Question

Aunty Millie gives Simon $$\$150$$ for his birthday.
He invests the money in a bank at a rate of $$6\%$$ per year compound interest.
Calculate the total amount Simon will have after $$3$$ years.
Today it is Simon's birthday.

Answer

**step1** Understanding the problem

The problem asks us to calculate the total amount of money Simon will have after 3 years, given an initial amount of $150, a compound interest rate of 6% per year. Compound interest means that the interest earned each year is added to the principal, and the new principal then earns interest in the following year.
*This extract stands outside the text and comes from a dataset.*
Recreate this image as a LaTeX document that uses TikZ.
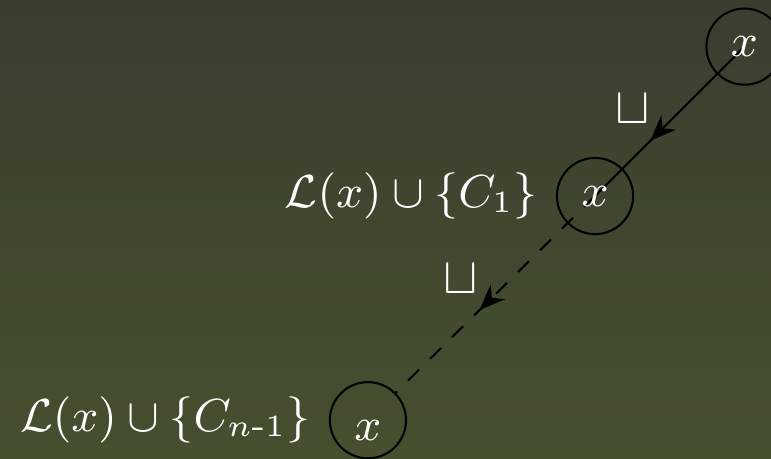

We need to calculate this year by year.

**step2** Calculating interest and total amount for the first year

The initial amount Simon receives is $150.
The interest rate is 6% per year.
First, let's calculate the interest earned in the first year.
Interest for Year 1 = 6% of $150.
To find 6% of $150, we can calculate $$\frac{6}{100} \times 150$$.
We can break down 150 into 100 and 50.
6% of 100 is $$6 \times \frac{100}{100} = 6 \times 1 = 6$$.
6% of 50 is $$6 \times \frac{50}{100} = 6 \times \frac{1}{2} = 3$$.
So, the interest for Year 1 is $$6 + 3 = 9$$.
Interest for Year 1 = $9.
Now, we add this interest to the initial amount to find the total amount at the end of the first year.
Amount at the end of Year 1 = Initial Amount + Interest for Year 1
Amount at the end of Year 1 = $$150 + 9 = 159$$.

**step3** Calculating interest and total amount for the second year

The principal for the second year is the total amount at the end of the first year, which is $159.
The interest rate remains 6% per year.
Next, let's calculate the interest earned in the second year.
Interest for Year 2 = 6% of $159.
To find 6% of $159, we calculate $$\frac{6}{100} \times 159$$.
We can multiply 6 by 159:
$$6 \times 159 = 954$$.
Now, we divide by 100: $$\frac{954}{100} = 9.54$$.
Interest for Year 2 = $9.54.
Now, we add this interest to the principal for the second year to find the total amount at the end of the second year.
Amount at the end of Year 2 = Principal for Year 2 + Interest for Year 2
Amount at the end of Year 2 = $$159 + 9.54 = 168.54$$.

**step4** Calculating interest and total amount for the third year

The principal for the third year is the total amount at the end of the second year, which is $168.54.
The interest rate remains 6% per year.
Finally, let's calculate the interest earned in the third year.
Interest for Year 3 = 6% of $168.54.
To find 6% of $168.54, we calculate $$\frac{6}{100} \times 168.54$$.
First, multiply 6 by 168.54:
$$6 \times 168.54 = 1011.24$$.
Now, we divide by 100: $$\frac{1011.24}{100} = 10.1124$$.
Interest for Year 3 = $10.1124.
Now, we add this interest to the principal for the third year to find the total amount at the end of the third year.
Amount at the end of Year 3 = Principal for Year 3 + Interest for Year 3
Amount at the end of Year 3 = $$168.54 + 10.1124 = 178.6524$$.

**step5** Rounding the final amount

Since we are dealing with money, we usually round the final amount to two decimal places (cents).
The total amount after 3 years is $178.6524.
To round to two decimal places, we look at the third decimal place. If it is 5 or greater, we round up the second decimal place. If it is less than 5, we keep the second decimal place as it is.
The third decimal place in 178.6524 is 2, which is less than 5.
So, we round down, keeping the second decimal place as 5.
The total amount Simon will have after 3 years, rounded to two decimal places, is $178.65.